For any \(g \in B(f, \epsilon)\), we must show that \(g \in X\), which means we must show \(||g||_\infty \ge 1/2\). The reverse triangle inequality, \(||g||_\infty \ge |||f||_\infty - ||f-g||_\infty|\), is useful here.
Step 3: Detailed Calculation:
The set \(X\) can be written as \(X = \{f \in C[0,1] : ||f||_\infty \ge 1/2\}\).
Analysis of Statement P:
Consider \(f_1(x) = x\). 1. Check if \(f_1 \in X\). We calculate its norm: \(||f_1||_\infty = \sup_{x \in [0,1]} |x| = 1\). Since \(1 \ge 1/2\), \(f_1\) is in \(X\).
2. Check if \(f_1\) is in the interior of \(X\). We need to find an \(\epsilon>0\) such that for any \(g\) with \(||f_1 - g||_\infty<\epsilon\), we have \(||g||_\infty \ge 1/2\).
Using the reverse triangle inequality: \[ ||g||_\infty = ||f_1 - (f_1 - g)||_\infty \ge ||f_1||_\infty - ||f_1 - g||_\infty \] Since \(||f_1-g||_\infty<\epsilon\), we have \(||g||_\infty>||f_1||_\infty - \epsilon = 1 - \epsilon\).
We want to guarantee that \(||g||_\infty \ge 1/2\).

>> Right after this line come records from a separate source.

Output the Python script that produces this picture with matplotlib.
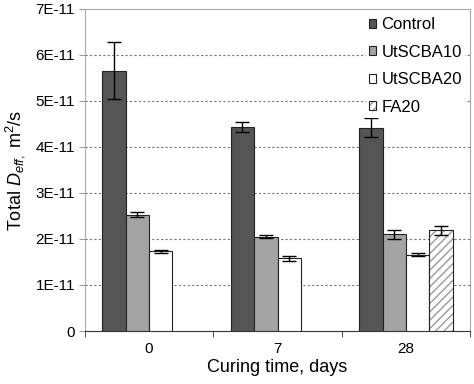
import matplotlib
matplotlib.use('Agg')
import matplotlib.pyplot as plt
import numpy as np
from matplotlib.legend_handler import HandlerTuple

plt.rcParams['font.family'] = ['Liberation Sans', 'DejaVu Sans']
plt.rcParams['mathtext.fontset'] = 'custom'
plt.rcParams['mathtext.rm'] = 'Liberation Sans'
plt.rcParams['mathtext.it'] = 'Liberation Sans:italic'

# Data (values in units of 1E-11 m2/s)
days = ['0', '7', '28']
series = ['Control', 'UtSCBA10', 'UtSCBA20', 'FA20']
control = [5.66, 4.44, 4.42]
control_err = [0.61, 0.11, 0.20]
utscba10 = [2.53, 2.05, 2.10]
utscba10_err = [0.06, 0.04, 0.10]
utscba20 = [1.73, 1.58, 1.66]
utscba20_err = [0.04, 0.05, 0.03]
fa20 = [np.nan, np.nan, 2.19]
fa20_err = [np.nan, np.nan, 0.10]
yticks = [0, 1, 2, 3, 4, 5, 6, 7]
ytick_labels = ['0', '1E-11', '2E-11', '3E-11', '4E-11', '5E-11', '6E-11', '7E-11']

fig = plt.figure(figsize=(4.74, 3.84), dpi=100)
ax = fig.add_axes([0.179, 0.138, 0.813, 0.839])

x = np.arange(len(days))
w = 0.182
offsets = np.array([-1.5, -0.5, 0.5, 1.5]) * w
errkw = dict(ecolor='black', elinewidth=1, capsize=5, capthick=1)

b1 = ax.bar(x + offsets[0], control, w, yerr=control_err, color='#555555',
            edgecolor='#222222', linewidth=0.8, error_kw=errkw, zorder=3)
b2 = ax.bar(x + offsets[1], utscba10, w, yerr=utscba10_err, color='#a3a3a3',
            edgecolor='#222222', linewidth=0.8, error_kw=errkw, zorder=3)
b3 = ax.bar(x + offsets[2], utscba20, w, yerr=utscba20_err, color='white',
            edgecolor='#222222', linewidth=0.8, error_kw=errkw, zorder=3)
# hatched bar: hatch in gray, outline drawn separately
b4h = ax.bar(x + offsets[3], fa20, w, color='white', edgecolor='#9a9a9a', hatch='////',
             linewidth=0, zorder=3)
b4 = ax.bar(x + offsets[3], fa20, w, yerr=fa20_err, fill=False, edgecolor='#222222',
            linewidth=0.8, error_kw=errkw, zorder=4)

ax.set_xlim(-0.5, 2.5)
ax.set_ylim(0, 7)
ax.set_yticks(yticks)
ax.set_yticklabels(ytick_labels)
ax.set_xticks(x)
ax.set_xticklabels(days)
ax.set_xticks([-0.5, 0.5, 1.5, 2.5], minor=True)
ax.tick_params(axis='x', which='major', length=0, labelsize=11, pad=8)
ax.tick_params(axis='x', which='minor', length=4, direction='out', color='#333333')
ax.tick_params(axis='y', length=4, direction='out', color='#999999', labelsize=11, pad=3)

for yv in yticks[1:-1]:
    ax.axhline(yv, color='#777777', linestyle=(0, (2, 2)), linewidth=0.8, zorder=1)

for side in ['left', 'top', 'right']:
    ax.spines[side].set_color('#aaaaaa')
ax.spines['bottom'].set_color('#333333')

ax.set_xlabel('Curing time, days', fontsize=13, labelpad=2)
ax.set_ylabel(r'Total $\mathit{D}_{\mathit{eff},}$ m$^2$/s', fontsize=13, labelpad=6)

handles = [b1.patches[0], b2.patches[0], b3.patches[0], (b4h.patches[2], b4.patches[2])]
leg = ax.legend(handles, series, loc='upper right', bbox_to_anchor=(1.0, 1.0),
                fontsize=12, handlelength=0.45, handleheight=0.45, handletextpad=0.3,
                labelspacing=0.75, frameon=True, fancybox=False, borderpad=0.2,
                borderaxespad=0.3, handler_map={tuple: HandlerTuple(ndivide=1)})
leg.get_frame().set_edgecolor('none')
leg.get_frame().set_facecolor('white')
leg.get_frame().set_alpha(1)

fig.savefig('out.png', dpi=100)
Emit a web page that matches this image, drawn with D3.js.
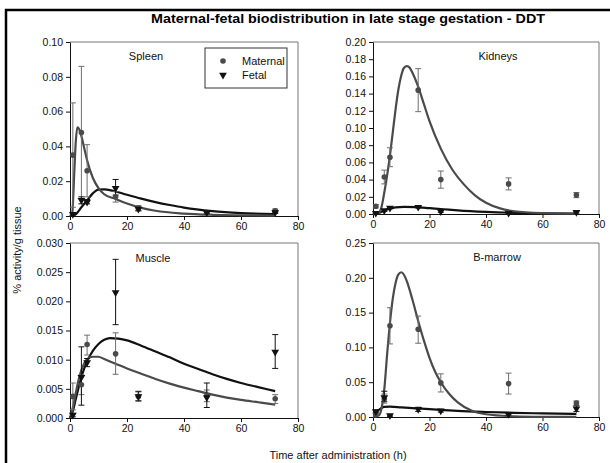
<!DOCTYPE html>
<html>
<head>
<meta charset="utf-8">
<script src="https://cdn.jsdelivr.net/npm/d3@7"></script>
<style>
  body { margin: 0; background: #fff; }
  svg { font-family: "Liberation Sans", Arial, sans-serif; }
</style>
</head>
<body>
<svg id="viz" width="610" height="463"></svg>
<script>
// sampling times (h)
const times = [1, 4, 6, 16, 24, 48, 72];

// Spleen
const spleenMat   = [0.035, 0.048, 0.026, 0.011, 0.0045, 0.002, 0.003];
const spleenMatLo = [0.005, 0.010, 0.011, 0.008, 0.003, 0.0015, 0.002];
const spleenMatHi = [0.065, 0.086, 0.041, 0.014, 0.006, 0.0025, 0.004];
const spleenFet   = [0.001, 0.009, 0.008, 0.016, 0.004, 0.002, 0.002];
const spleenFetLo = [0.0005, 0.007, 0.007, 0.012, 0.003, 0.0015, 0.0015];
const spleenFetHi = [0.0015, 0.011, 0.0095, 0.021, 0.005, 0.0025, 0.003];
const spleenMatFit = [[0,0],[0.8,0.002],[1.5,0.025],[2,0.042],[2.6,0.051],[3.2,0.05],[4,0.046],[5,0.039],[6,0.032],[8,0.022],[10,0.016],[12,0.0125],[16,0.0098],[20,0.0072],[25,0.0047],[30,0.003],[40,0.0014],[50,0.0007],[60,0.0004],[72,0.0002]];
const spleenFetFit = [[0,0],[2,0.001],[4,0.005],[6,0.009],[8,0.013],[10,0.0152],[12,0.0153],[15,0.0145],[20,0.0122],[25,0.01],[30,0.008],[35,0.0063],[40,0.0048],[50,0.0028],[60,0.0017],[72,0.0011]];

// Kidneys
const kidneyMat   = [0.009, 0.043, 0.066, 0.144, 0.040, 0.035, 0.022];
const kidneyMatLo = [0.007, 0.035, 0.055, 0.119, 0.030, 0.028, 0.019];
const kidneyMatHi = [0.011, 0.051, 0.077, 0.169, 0.050, 0.042, 0.025];
const kidneyFet   = [0.001, 0.004, 0.007, 0.008, 0.003, 0.001, 0.002];
const kidneyFetLo = [0.0005, 0.003, 0.006, 0.007, 0.002, 0.0005, 0.001];
const kidneyFetHi = [0.0015, 0.005, 0.008, 0.009, 0.004, 0.0015, 0.003];
const kidneyMatFit = [[0,0],[2,0.001],[3,0.008],[4,0.025],[5,0.045],[6,0.068],[7,0.095],[8,0.122],[9,0.145],[10,0.161],[11,0.17],[12,0.172],[13,0.17],[14,0.164],[16,0.148],[18,0.128],[20,0.108],[24,0.076],[28,0.052],[32,0.035],[36,0.022],[40,0.013],[45,0.0065],[50,0.0032],[60,0.001],[72,0.0003]];
const kidneyFetFit = [[0,0],[2,0.001],[4,0.004],[6,0.0065],[8,0.0078],[11,0.0083],[15,0.008],[20,0.0068],[25,0.0055],[30,0.0042],[40,0.0024],[50,0.0013],[60,0.0007],[72,0.0004]];

// Muscle
const muscleMat   = [0.0037, 0.0057, 0.0126, 0.011, 0.0037, 0.0038, 0.0033];
const muscleMatLo = [0.0014, 0.0040, 0.0108, 0.0075, 0.0030, 0.0028, 0.0025];
const muscleMatHi = [0.0060, 0.0074, 0.0142, 0.0146, 0.0046, 0.0048, 0.0040];
const muscleFet   = [0.0005, 0.007, 0.0095, 0.0215, 0.0037, 0.0035, 0.0113];
const muscleFetLo = [0.0002, 0.0022, 0.0088, 0.016, 0.0029, 0.0018, 0.0085];
const muscleFetHi = [0.0008, 0.0122, 0.0102, 0.0272, 0.0045, 0.0060, 0.0143];
const muscleMatFit = [[0,0],[1,0.0018],[2,0.0042],[3,0.0065],[4,0.0082],[5,0.0094],[6,0.0101],[8,0.0105],[10,0.0105],[12,0.0101],[16,0.0093],[20,0.0085],[25,0.0076],[30,0.0067],[35,0.0059],[40,0.0052],[45,0.0046],[50,0.004],[55,0.0035],[60,0.0031],[66,0.0027],[72,0.0023]];
const muscleFetFit = [[0,0],[1,0.0012],[2,0.0032],[3,0.0052],[4,0.007],[5,0.0085],[6,0.0097],[8,0.0115],[10,0.0127],[12,0.0134],[14,0.0137],[17,0.0136],[20,0.0133],[25,0.0124],[30,0.0114],[35,0.0104],[40,0.0093],[45,0.0084],[50,0.0075],[55,0.0067],[60,0.006],[66,0.0053],[72,0.0046]];

// B-marrow
const marrowMat   = [0.005, 0.026, 0.131, 0.126, 0.049, 0.048, 0.020];
const marrowMatLo = [0.003, 0.020, 0.105, 0.106, 0.036, 0.033, 0.017];
const marrowMatHi = [0.007, 0.033, 0.157, 0.145, 0.062, 0.063, 0.023];
const marrowFet   = [0.008, 0.028, 0.002, 0.011, 0.009, 0.004, 0.012];
const marrowFetLo = [0.006, 0.022, 0.001, 0.008, 0.007, 0.003, 0.008];
const marrowFetHi = [0.010, 0.037, 0.003, 0.014, 0.011, 0.005, 0.016];
const marrowMatFit = [[0,0],[2,0.002],[3,0.012],[4,0.04],[5,0.09],[6,0.135],[7,0.17],[8,0.193],[9,0.205],[10,0.208],[11,0.204],[12,0.195],[14,0.168],[16,0.138],[18,0.11],[20,0.085],[22,0.065],[24,0.05],[27,0.033],[30,0.021],[35,0.009],[40,0.004],[50,0.001],[60,0.0003],[72,0.0001]];
const marrowFetFit = [[0,0.004],[1,0.006],[2,0.01],[3,0.013],[4,0.0145],[6,0.0148],[10,0.0138],[15,0.0125],[20,0.0112],[25,0.01],[30,0.0088],[40,0.0072],[50,0.006],[60,0.0052],[72,0.0045]];

const xTicks = [0, 20, 40, 60, 80];

const matColor = "#4a4a4a", matBar = "#6e6e6e", fetColor = "#111";

const svg = d3.select("#viz");

// panel layout
const panels = [
  { name: "Spleen", box: [70, 298, 42, 216], ymax: 0.10, step: 0.02, fmt: ".2f", label: [146, 60],
    mat: spleenMat, matLo: spleenMatLo, matHi: spleenMatHi, fet: spleenFet, fetLo: spleenFetLo, fetHi: spleenFetHi,
    matFit: spleenMatFit, fetFit: spleenFetFit },
  { name: "Kidneys", box: [373, 599, 42, 214], ymax: 0.20, step: 0.02, fmt: ".2f", label: [498, 60],
    mat: kidneyMat, matLo: kidneyMatLo, matHi: kidneyMatHi, fet: kidneyFet, fetLo: kidneyFetLo, fetHi: kidneyFetHi,
    matFit: kidneyMatFit, fetFit: kidneyFetFit },
  { name: "Muscle", box: [70, 298, 243, 418], ymax: 0.030, step: 0.005, fmt: ".3f", label: [153, 262],
    mat: muscleMat, matLo: muscleMatLo, matHi: muscleMatHi, fet: muscleFet, fetLo: muscleFetLo, fetHi: muscleFetHi,
    matFit: muscleMatFit, fetFit: muscleFetFit },
  { name: "B-marrow", box: [373, 599, 243, 417], ymax: 0.25, step: 0.05, fmt: ".2f", label: [497, 261],
    mat: marrowMat, matLo: marrowMatLo, matHi: marrowMatHi, fet: marrowFet, fetLo: marrowFetLo, fetHi: marrowFetHi,
    matFit: marrowMatFit, fetFit: marrowFetFit }
];

panels.forEach(p => {
  const [x0, x1, y0, y1] = p.box;
  const x = d3.scaleLinear().domain([0, 80]).range([x0, x1]);
  const y = d3.scaleLinear().domain([0, p.ymax]).range([y1, y0]);
  const g = svg.append("g");

  // top/right frame
  g.append("path")
    .attr("d", `M${x0},${y0}H${x1}V${y1}`)
    .attr("fill", "none").attr("stroke", "#777").attr("stroke-width", 1);

  const yTicks = d3.range(0, p.ymax + p.step / 2, p.step);
  const ax = g.append("g").attr("transform", `translate(0,${y1})`)
    .call(d3.axisBottom(x).tickValues(xTicks).tickSize(4).tickSizeOuter(0).tickPadding(3));
  const ay = g.append("g").attr("transform", `translate(${x0},0)`)
    .call(d3.axisLeft(y).tickValues(yTicks).tickFormat(d3.format(p.fmt)).tickSize(4).tickSizeOuter(0).tickPadding(3));
  [ax, ay].forEach(a => {
    a.selectAll("text").attr("font-size", 10.5).attr("fill", "#111").attr("font-family", "Liberation Sans, Arial, sans-serif");
    a.select(".domain").attr("stroke", "#111");
    a.selectAll(".tick line").attr("stroke", "#111");
  });

  // fitted curves
  const line = d3.line().x(d => x(d[0])).y(d => y(d[1])).curve(d3.curveMonotoneX);
  g.append("path").datum(p.fetFit).attr("d", line)
    .attr("fill", "none").attr("stroke", fetColor).attr("stroke-width", 2.2);
  g.append("path").datum(p.matFit).attr("d", line)
    .attr("fill", "none").attr("stroke", matColor).attr("stroke-width", 2.2);

  // error bars
  function bars(lo, hi, color) {
    const data = times.map((t, i) => ({ t, lo: lo[i], hi: hi[i] }));
    const eb = g.append("g").attr("stroke", color).attr("stroke-width", 1).attr("fill", "none");
    eb.selectAll("path").data(data).join("path")
      .attr("d", d => {
        const cx = x(d.t), a = y(d.lo), b = y(d.hi);
        return `M${cx},${a}V${b}M${cx - 3},${a}H${cx + 3}M${cx - 3},${b}H${cx + 3}`;
      });
  }
  bars(p.matLo, p.matHi, matBar);
  bars(p.fetLo, p.fetHi, fetColor);

  // markers
  g.selectAll("circle.mat").data(times.map((t, i) => [t, p.mat[i]])).join("circle")
    .attr("class", "mat")
    .attr("cx", d => x(d[0])).attr("cy", d => y(d[1])).attr("r", 2.8)
    .attr("fill", matColor);
  const tri = d3.symbol(d3.symbolTriangle, 26);
  g.selectAll("path.fet").data(times.map((t, i) => [t, p.fet[i]])).join("path")
    .attr("class", "fet")
    .attr("d", tri)
    .attr("transform", d => `translate(${x(d[0])},${y(d[1])}) rotate(180)`)
    .attr("fill", fetColor);

  g.append("text").attr("x", p.label[0]).attr("y", p.label[1])
    .attr("text-anchor", "middle").attr("font-size", 11).attr("fill", "#111")
    .text(p.name);
});

// legend in spleen panel
const leg = svg.append("g");
leg.append("rect").attr("x", 205).attr("y", 48).attr("width", 82).attr("height", 40)
  .attr("fill", "#fff").attr("stroke", "#333").attr("stroke-width", 1);
leg.append("circle").attr("cx", 223).attr("cy", 61).attr("r", 2.8).attr("fill", matColor);
leg.append("path").attr("d", d3.symbol(d3.symbolTriangle, 26))
  .attr("transform", "translate(223,75) rotate(180)").attr("fill", fetColor);
leg.append("text").attr("x", 242).attr("y", 65).attr("font-size", 11).attr("fill", "#111").text("Maternal");
leg.append("text").attr("x", 242).attr("y", 79).attr("font-size", 11).attr("fill", "#111").text("Fetal");

// outer frame (top and left)
svg.append("path").attr("d", "M6,463V10H610")
  .attr("fill", "none").attr("stroke", "#000").attr("stroke-width", 2.5);

svg.append("text").attr("x", 348).attr("y", 23).attr("text-anchor", "middle")
  .attr("font-size", 13).attr("font-weight", "bold").attr("fill", "#000")
  .attr("textLength", 394).attr("lengthAdjust", "spacingAndGlyphs")
  .text("Maternal-fetal biodistribution in late stage gestation - DDT");

svg.append("text").attr("transform", "translate(21,250) rotate(-90)")
  .attr("text-anchor", "middle").attr("font-size", 11).attr("fill", "#111")
  .text("% activity/g tissue");

svg.append("text").attr("x", 338).attr("y", 459).attr("text-anchor", "middle")
  .attr("font-size", 11).attr("fill", "#111")
  .text("Time after administration (h)");
</script>
</body>
</html>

We can achieve this if we set \(1 - \epsilon \ge 1/2\), which means \(\epsilon \le 1/2\). Let's choose \(\epsilon = 1/4\). Then for any \(g \in B(f_1, 1/4)\), it follows that \(||g||_\infty>1 - 1/4 = 3/4\). Since \(3/4 \ge 1/2\), every \(g\) in this ball is in \(X\).
So, \(B(f_1, 1/4) \subseteq X\). This proves that \(f_1\) is an interior point of \(X\). Thus, P is TRUE.
Analysis of Statement Q:
Consider \(f_2(x) = 1-x\). 1. Check if \(f_2 \in X\). We calculate its norm: \(||f_2||_\infty = \sup_{x \in [0,1]} |1-x| = 1\). Since \(1 \ge 1/2\), \(f_2\) is in \(X\). 2. Check if \(f_2\) is in the interior of \(X\). The argument is identical to the one for \(f_1\). Let \(g\) be any function such that \(||f_2 - g||_\infty<\epsilon\). \[ ||g||_\infty \ge ||f_2||_\infty - ||f_2 - g||_\infty>1 - \epsilon \] Again, we can choose \(\epsilon = 1/4\). Then for any \(g \in B(f_2, 1/4)\), we have \(||g||_\infty>1 - 1/4 = 3/4 \ge 1/2\). So, \(B(f_2, 1/4) \subseteq X\). This proves that \(f_2\) is an interior point of \(X\). Thus, Q is TRUE.
Step 4: Final Answer:
Both P and Q are TRUE.
Step 5: Why This is Correct:
Both functions \(f_1\) and \(f_2\) have a norm of 1. The set X consists of functions with a norm of at least 1/2. Because the norms of \(f_1\) and \(f_2\) are strictly greater than 1/2, they are "safely" inside X, not on its boundary. This allows for a small ball of radius \(\epsilon\) around them that is still fully contained in X, making them interior points.